Collection entries
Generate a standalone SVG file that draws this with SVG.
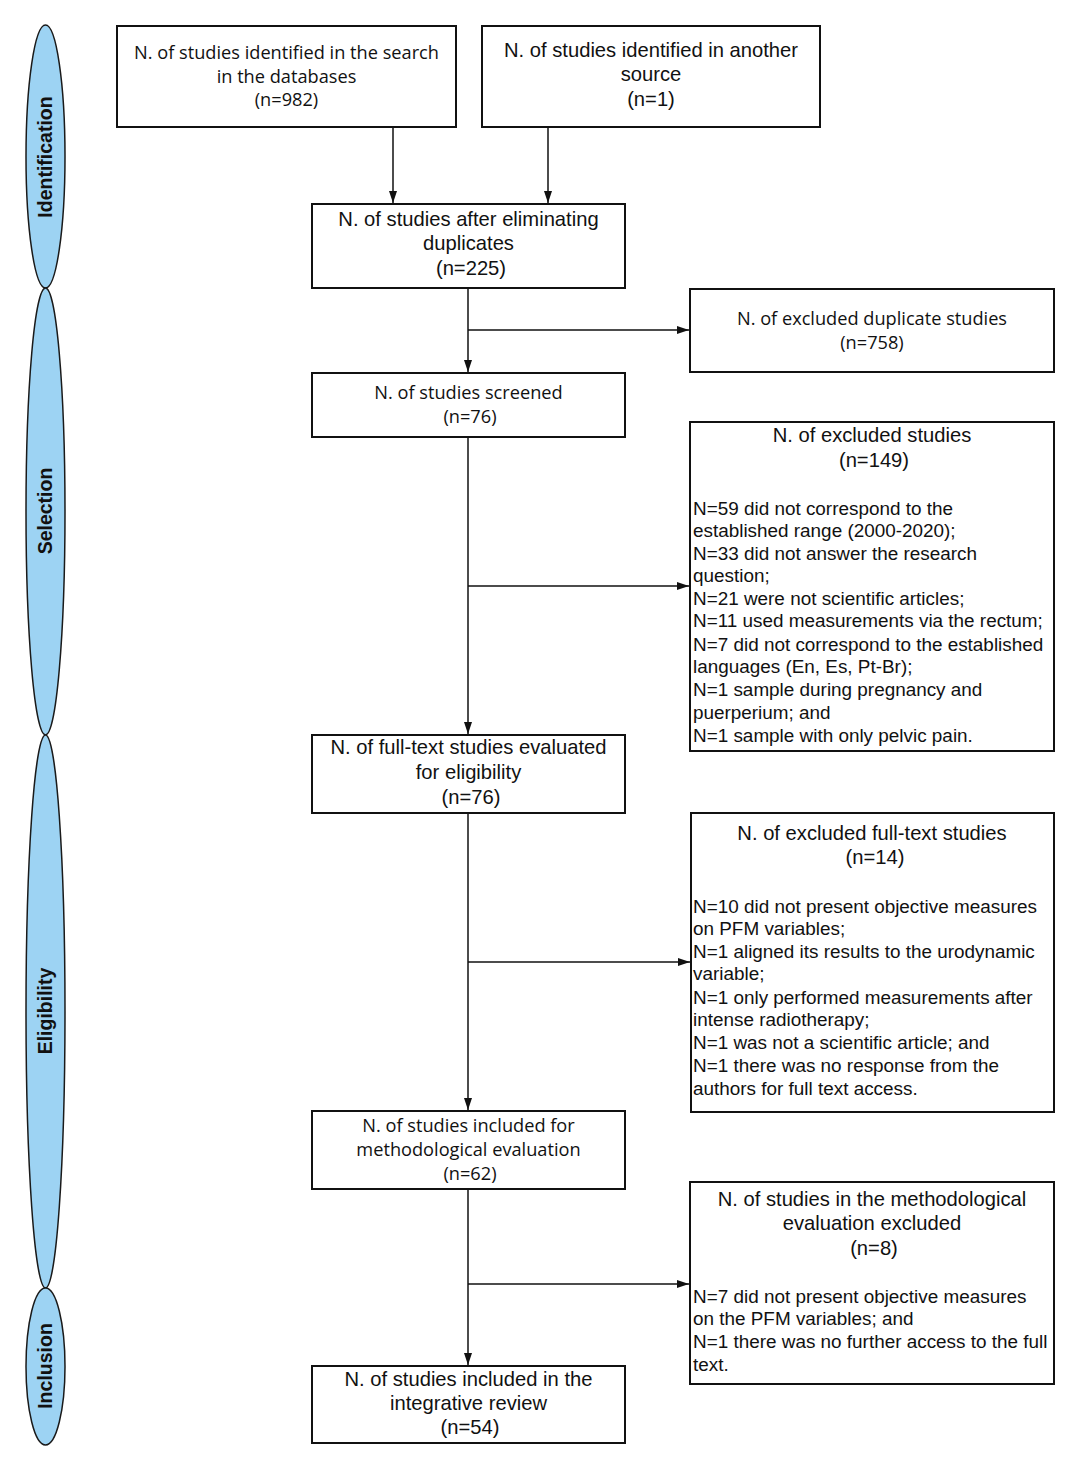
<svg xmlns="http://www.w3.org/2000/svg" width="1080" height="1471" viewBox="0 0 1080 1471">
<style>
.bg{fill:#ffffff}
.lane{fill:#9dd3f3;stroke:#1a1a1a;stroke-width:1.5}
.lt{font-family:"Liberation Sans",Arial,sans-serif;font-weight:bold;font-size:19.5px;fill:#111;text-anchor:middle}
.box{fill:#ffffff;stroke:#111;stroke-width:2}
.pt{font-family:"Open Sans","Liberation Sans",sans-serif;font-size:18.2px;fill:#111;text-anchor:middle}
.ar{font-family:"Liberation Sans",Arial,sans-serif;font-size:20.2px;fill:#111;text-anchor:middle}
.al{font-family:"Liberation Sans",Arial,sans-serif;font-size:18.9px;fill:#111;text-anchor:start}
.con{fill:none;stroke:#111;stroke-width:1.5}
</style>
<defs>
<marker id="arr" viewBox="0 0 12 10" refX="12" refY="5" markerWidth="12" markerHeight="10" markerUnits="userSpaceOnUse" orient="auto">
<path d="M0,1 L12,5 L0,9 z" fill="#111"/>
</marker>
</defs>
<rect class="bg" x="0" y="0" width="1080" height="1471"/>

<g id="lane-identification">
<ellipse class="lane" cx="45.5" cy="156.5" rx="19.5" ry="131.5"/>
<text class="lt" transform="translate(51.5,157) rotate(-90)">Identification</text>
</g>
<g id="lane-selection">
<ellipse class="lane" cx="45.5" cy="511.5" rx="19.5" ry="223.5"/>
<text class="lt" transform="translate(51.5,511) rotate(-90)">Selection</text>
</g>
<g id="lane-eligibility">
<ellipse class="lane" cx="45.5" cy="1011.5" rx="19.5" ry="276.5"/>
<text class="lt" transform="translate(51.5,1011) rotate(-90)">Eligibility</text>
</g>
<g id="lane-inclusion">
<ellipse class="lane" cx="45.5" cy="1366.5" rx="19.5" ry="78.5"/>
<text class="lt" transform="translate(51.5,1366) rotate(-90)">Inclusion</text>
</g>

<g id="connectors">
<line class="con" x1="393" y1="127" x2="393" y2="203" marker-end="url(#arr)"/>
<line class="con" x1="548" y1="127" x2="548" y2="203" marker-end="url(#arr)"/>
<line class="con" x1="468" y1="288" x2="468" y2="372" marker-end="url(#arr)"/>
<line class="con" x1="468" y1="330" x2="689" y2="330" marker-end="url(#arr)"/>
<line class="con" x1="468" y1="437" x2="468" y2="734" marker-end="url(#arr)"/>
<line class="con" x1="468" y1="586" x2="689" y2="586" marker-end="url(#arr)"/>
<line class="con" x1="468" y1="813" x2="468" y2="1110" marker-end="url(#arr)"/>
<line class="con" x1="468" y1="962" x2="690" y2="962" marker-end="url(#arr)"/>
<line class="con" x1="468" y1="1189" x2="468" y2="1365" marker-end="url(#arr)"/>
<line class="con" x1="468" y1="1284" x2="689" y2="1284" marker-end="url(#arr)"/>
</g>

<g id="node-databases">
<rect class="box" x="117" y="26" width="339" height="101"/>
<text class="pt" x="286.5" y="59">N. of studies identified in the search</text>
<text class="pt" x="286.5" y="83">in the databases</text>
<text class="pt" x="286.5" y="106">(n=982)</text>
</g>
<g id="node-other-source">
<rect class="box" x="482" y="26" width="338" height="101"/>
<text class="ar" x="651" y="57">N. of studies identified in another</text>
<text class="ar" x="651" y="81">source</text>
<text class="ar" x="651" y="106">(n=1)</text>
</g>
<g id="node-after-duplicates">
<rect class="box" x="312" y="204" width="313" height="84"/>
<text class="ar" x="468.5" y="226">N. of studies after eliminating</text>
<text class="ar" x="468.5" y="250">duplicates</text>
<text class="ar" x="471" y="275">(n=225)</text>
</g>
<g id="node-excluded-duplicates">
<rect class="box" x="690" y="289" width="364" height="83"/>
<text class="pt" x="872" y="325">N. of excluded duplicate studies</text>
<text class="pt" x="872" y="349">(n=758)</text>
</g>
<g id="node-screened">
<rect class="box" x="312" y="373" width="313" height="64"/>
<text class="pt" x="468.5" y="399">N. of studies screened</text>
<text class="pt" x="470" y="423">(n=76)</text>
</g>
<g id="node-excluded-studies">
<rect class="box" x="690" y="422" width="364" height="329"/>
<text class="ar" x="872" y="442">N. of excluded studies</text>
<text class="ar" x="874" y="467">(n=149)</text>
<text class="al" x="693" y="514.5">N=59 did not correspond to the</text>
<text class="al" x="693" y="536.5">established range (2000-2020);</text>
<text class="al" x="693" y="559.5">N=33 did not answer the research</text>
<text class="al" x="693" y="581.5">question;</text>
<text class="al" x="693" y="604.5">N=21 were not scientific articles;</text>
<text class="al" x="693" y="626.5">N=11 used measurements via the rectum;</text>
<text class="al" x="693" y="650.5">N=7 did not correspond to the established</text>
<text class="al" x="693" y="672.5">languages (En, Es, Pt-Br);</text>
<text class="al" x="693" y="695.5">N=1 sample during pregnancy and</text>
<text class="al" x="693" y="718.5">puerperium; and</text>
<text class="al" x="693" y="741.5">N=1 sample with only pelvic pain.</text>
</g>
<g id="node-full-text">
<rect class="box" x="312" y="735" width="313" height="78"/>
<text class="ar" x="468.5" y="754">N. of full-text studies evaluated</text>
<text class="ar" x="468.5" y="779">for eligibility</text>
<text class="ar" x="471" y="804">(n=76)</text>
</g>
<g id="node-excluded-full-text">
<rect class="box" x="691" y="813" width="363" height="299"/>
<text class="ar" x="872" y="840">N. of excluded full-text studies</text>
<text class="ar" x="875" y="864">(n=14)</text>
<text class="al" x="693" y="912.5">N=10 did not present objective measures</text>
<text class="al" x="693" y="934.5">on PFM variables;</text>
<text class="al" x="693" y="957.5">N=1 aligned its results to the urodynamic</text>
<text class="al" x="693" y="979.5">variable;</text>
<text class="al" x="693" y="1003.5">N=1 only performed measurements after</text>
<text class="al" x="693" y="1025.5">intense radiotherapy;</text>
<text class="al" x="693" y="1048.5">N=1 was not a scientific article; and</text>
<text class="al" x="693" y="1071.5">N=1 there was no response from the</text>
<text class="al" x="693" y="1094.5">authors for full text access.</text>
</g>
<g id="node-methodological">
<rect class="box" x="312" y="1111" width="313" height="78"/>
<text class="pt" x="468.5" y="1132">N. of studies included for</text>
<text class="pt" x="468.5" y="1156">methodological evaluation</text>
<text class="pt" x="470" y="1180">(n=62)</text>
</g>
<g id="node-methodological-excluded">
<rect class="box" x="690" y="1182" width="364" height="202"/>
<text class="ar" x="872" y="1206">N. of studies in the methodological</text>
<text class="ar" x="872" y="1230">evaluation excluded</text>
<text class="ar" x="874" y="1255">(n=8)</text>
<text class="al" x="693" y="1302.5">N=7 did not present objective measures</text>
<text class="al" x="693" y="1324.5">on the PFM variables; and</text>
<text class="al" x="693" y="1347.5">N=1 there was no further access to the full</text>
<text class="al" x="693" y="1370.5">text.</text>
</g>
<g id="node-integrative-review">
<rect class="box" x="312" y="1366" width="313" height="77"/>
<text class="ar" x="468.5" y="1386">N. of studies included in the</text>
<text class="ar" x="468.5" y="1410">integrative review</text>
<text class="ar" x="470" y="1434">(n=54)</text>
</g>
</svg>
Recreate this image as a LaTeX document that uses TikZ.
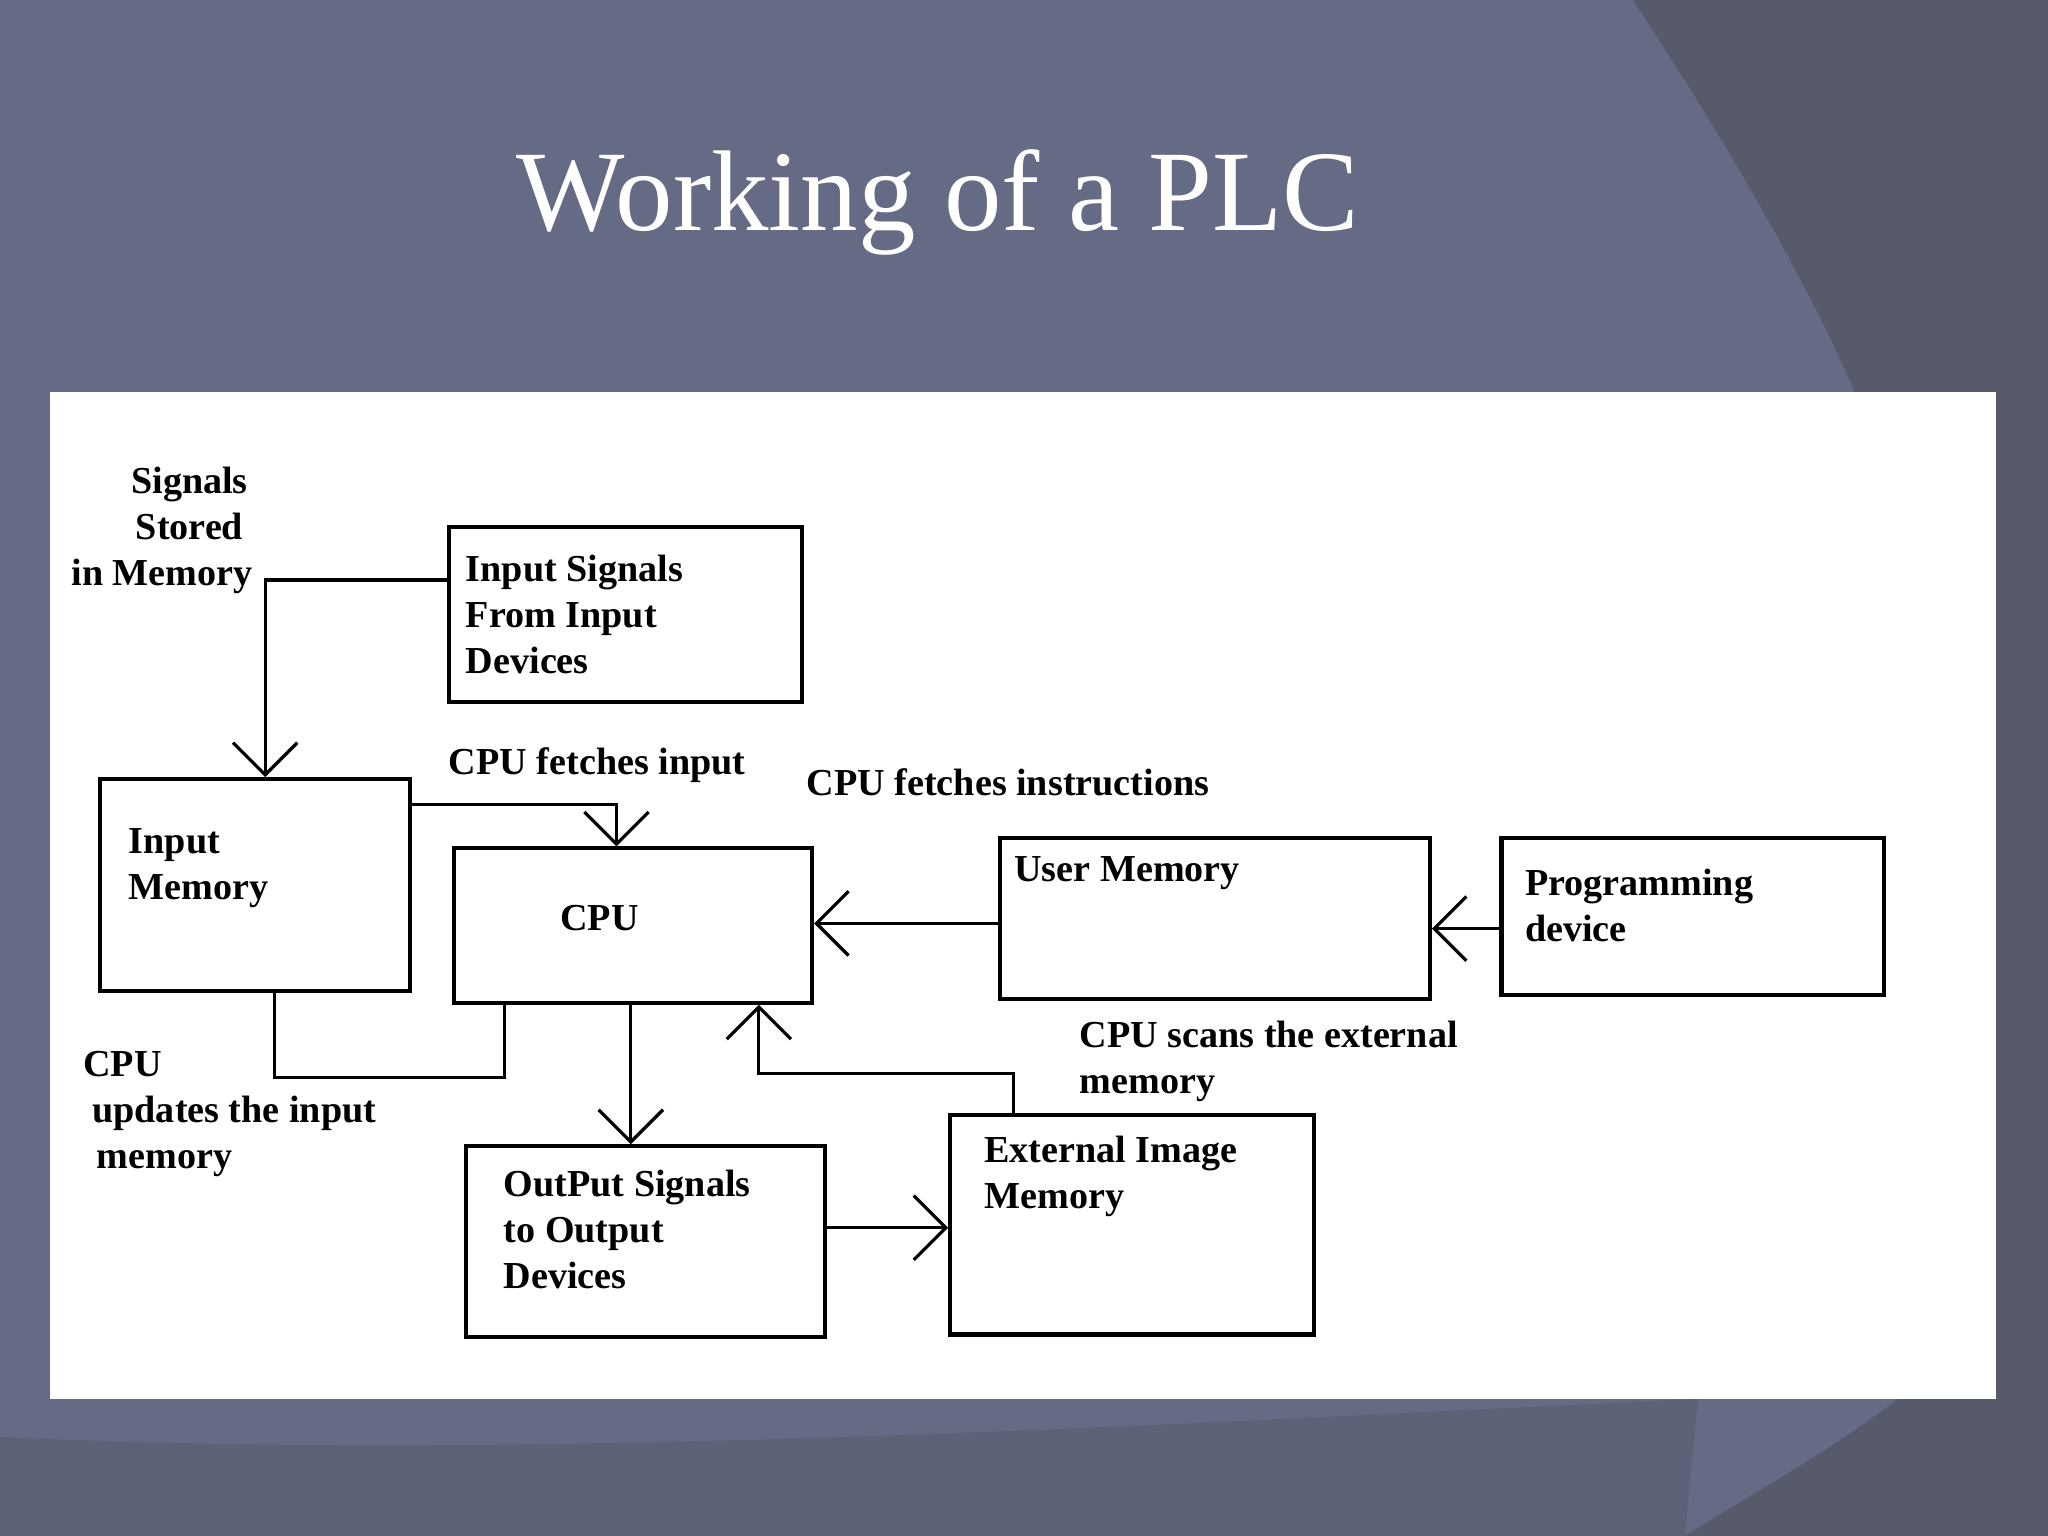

■ Exercise requirements: Drop the images and quote the entries word for word.

■ Task response:
Generate a standalone SVG file that draws this with SVG.
<svg xmlns="http://www.w3.org/2000/svg" width="1080" height="1471" viewBox="0 0 1080 1471">
<style>
.bg{fill:#ffffff}
.lane{fill:#9dd3f3;stroke:#1a1a1a;stroke-width:1.5}
.lt{font-family:"Liberation Sans",Arial,sans-serif;font-weight:bold;font-size:19.5px;fill:#111;text-anchor:middle}
.box{fill:#ffffff;stroke:#111;stroke-width:2}
.pt{font-family:"Open Sans","Liberation Sans",sans-serif;font-size:18.2px;fill:#111;text-anchor:middle}
.ar{font-family:"Liberation Sans",Arial,sans-serif;font-size:20.2px;fill:#111;text-anchor:middle}
.al{font-family:"Liberation Sans",Arial,sans-serif;font-size:18.9px;fill:#111;text-anchor:start}
.con{fill:none;stroke:#111;stroke-width:1.5}
</style>
<defs>
<marker id="arr" viewBox="0 0 12 10" refX="12" refY="5" markerWidth="12" markerHeight="10" markerUnits="userSpaceOnUse" orient="auto">
<path d="M0,1 L12,5 L0,9 z" fill="#111"/>
</marker>
</defs>
<rect class="bg" x="0" y="0" width="1080" height="1471"/>

<g id="lane-identification">
<ellipse class="lane" cx="45.5" cy="156.5" rx="19.5" ry="131.5"/>
<text class="lt" transform="translate(51.5,157) rotate(-90)">Identification</text>
</g>
<g id="lane-selection">
<ellipse class="lane" cx="45.5" cy="511.5" rx="19.5" ry="223.5"/>
<text class="lt" transform="translate(51.5,511) rotate(-90)">Selection</text>
</g>
<g id="lane-eligibility">
<ellipse class="lane" cx="45.5" cy="1011.5" rx="19.5" ry="276.5"/>
<text class="lt" transform="translate(51.5,1011) rotate(-90)">Eligibility</text>
</g>
<g id="lane-inclusion">
<ellipse class="lane" cx="45.5" cy="1366.5" rx="19.5" ry="78.5"/>
<text class="lt" transform="translate(51.5,1366) rotate(-90)">Inclusion</text>
</g>

<g id="connectors">
<line class="con" x1="393" y1="127" x2="393" y2="203" marker-end="url(#arr)"/>
<line class="con" x1="548" y1="127" x2="548" y2="203" marker-end="url(#arr)"/>
<line class="con" x1="468" y1="288" x2="468" y2="372" marker-end="url(#arr)"/>
<line class="con" x1="468" y1="330" x2="689" y2="330" marker-end="url(#arr)"/>
<line class="con" x1="468" y1="437" x2="468" y2="734" marker-end="url(#arr)"/>
<line class="con" x1="468" y1="586" x2="689" y2="586" marker-end="url(#arr)"/>
<line class="con" x1="468" y1="813" x2="468" y2="1110" marker-end="url(#arr)"/>
<line class="con" x1="468" y1="962" x2="690" y2="962" marker-end="url(#arr)"/>
<line class="con" x1="468" y1="1189" x2="468" y2="1365" marker-end="url(#arr)"/>
<line class="con" x1="468" y1="1284" x2="689" y2="1284" marker-end="url(#arr)"/>
</g>

<g id="node-databases">
<rect class="box" x="117" y="26" width="339" height="101"/>
<text class="pt" x="286.5" y="59">N. of studies identified in the search</text>
<text class="pt" x="286.5" y="83">in the databases</text>
<text class="pt" x="286.5" y="106">(n=982)</text>
</g>
<g id="node-other-source">
<rect class="box" x="482" y="26" width="338" height="101"/>
<text class="ar" x="651" y="57">N. of studies identified in another</text>
<text class="ar" x="651" y="81">source</text>
<text class="ar" x="651" y="106">(n=1)</text>
</g>
<g id="node-after-duplicates">
<rect class="box" x="312" y="204" width="313" height="84"/>
<text class="ar" x="468.5" y="226">N. of studies after eliminating</text>
<text class="ar" x="468.5" y="250">duplicates</text>
<text class="ar" x="471" y="275">(n=225)</text>
</g>
<g id="node-excluded-duplicates">
<rect class="box" x="690" y="289" width="364" height="83"/>
<text class="pt" x="872" y="325">N. of excluded duplicate studies</text>
<text class="pt" x="872" y="349">(n=758)</text>
</g>
<g id="node-screened">
<rect class="box" x="312" y="373" width="313" height="64"/>
<text class="pt" x="468.5" y="399">N. of studies screened</text>
<text class="pt" x="470" y="423">(n=76)</text>
</g>
<g id="node-excluded-studies">
<rect class="box" x="690" y="422" width="364" height="329"/>
<text class="ar" x="872" y="442">N. of excluded studies</text>
<text class="ar" x="874" y="467">(n=149)</text>
<text class="al" x="693" y="514.5">N=59 did not correspond to the</text>
<text class="al" x="693" y="536.5">established range (2000-2020);</text>
<text class="al" x="693" y="559.5">N=33 did not answer the research</text>
<text class="al" x="693" y="581.5">question;</text>
<text class="al" x="693" y="604.5">N=21 were not scientific articles;</text>
<text class="al" x="693" y="626.5">N=11 used measurements via the rectum;</text>
<text class="al" x="693" y="650.5">N=7 did not correspond to the established</text>
<text class="al" x="693" y="672.5">languages (En, Es, Pt-Br);</text>
<text class="al" x="693" y="695.5">N=1 sample during pregnancy and</text>
<text class="al" x="693" y="718.5">puerperium; and</text>
<text class="al" x="693" y="741.5">N=1 sample with only pelvic pain.</text>
</g>
<g id="node-full-text">
<rect class="box" x="312" y="735" width="313" height="78"/>
<text class="ar" x="468.5" y="754">N. of full-text studies evaluated</text>
<text class="ar" x="468.5" y="779">for eligibility</text>
<text class="ar" x="471" y="804">(n=76)</text>
</g>
<g id="node-excluded-full-text">
<rect class="box" x="691" y="813" width="363" height="299"/>
<text class="ar" x="872" y="840">N. of excluded full-text studies</text>
<text class="ar" x="875" y="864">(n=14)</text>
<text class="al" x="693" y="912.5">N=10 did not present objective measures</text>
<text class="al" x="693" y="934.5">on PFM variables;</text>
<text class="al" x="693" y="957.5">N=1 aligned its results to the urodynamic</text>
<text class="al" x="693" y="979.5">variable;</text>
<text class="al" x="693" y="1003.5">N=1 only performed measurements after</text>
<text class="al" x="693" y="1025.5">intense radiotherapy;</text>
<text class="al" x="693" y="1048.5">N=1 was not a scientific article; and</text>
<text class="al" x="693" y="1071.5">N=1 there was no response from the</text>
<text class="al" x="693" y="1094.5">authors for full text access.</text>
</g>
<g id="node-methodological">
<rect class="box" x="312" y="1111" width="313" height="78"/>
<text class="pt" x="468.5" y="1132">N. of studies included for</text>
<text class="pt" x="468.5" y="1156">methodological evaluation</text>
<text class="pt" x="470" y="1180">(n=62)</text>
</g>
<g id="node-methodological-excluded">
<rect class="box" x="690" y="1182" width="364" height="202"/>
<text class="ar" x="872" y="1206">N. of studies in the methodological</text>
<text class="ar" x="872" y="1230">evaluation excluded</text>
<text class="ar" x="874" y="1255">(n=8)</text>
<text class="al" x="693" y="1302.5">N=7 did not present objective measures</text>
<text class="al" x="693" y="1324.5">on the PFM variables; and</text>
<text class="al" x="693" y="1347.5">N=1 there was no further access to the full</text>
<text class="al" x="693" y="1370.5">text.</text>
</g>
<g id="node-integrative-review">
<rect class="box" x="312" y="1366" width="313" height="77"/>
<text class="ar" x="468.5" y="1386">N. of studies included in the</text>
<text class="ar" x="468.5" y="1410">integrative review</text>
<text class="ar" x="470" y="1434">(n=54)</text>
</g>
</svg>
Recreate this image as a LaTeX document that uses TikZ.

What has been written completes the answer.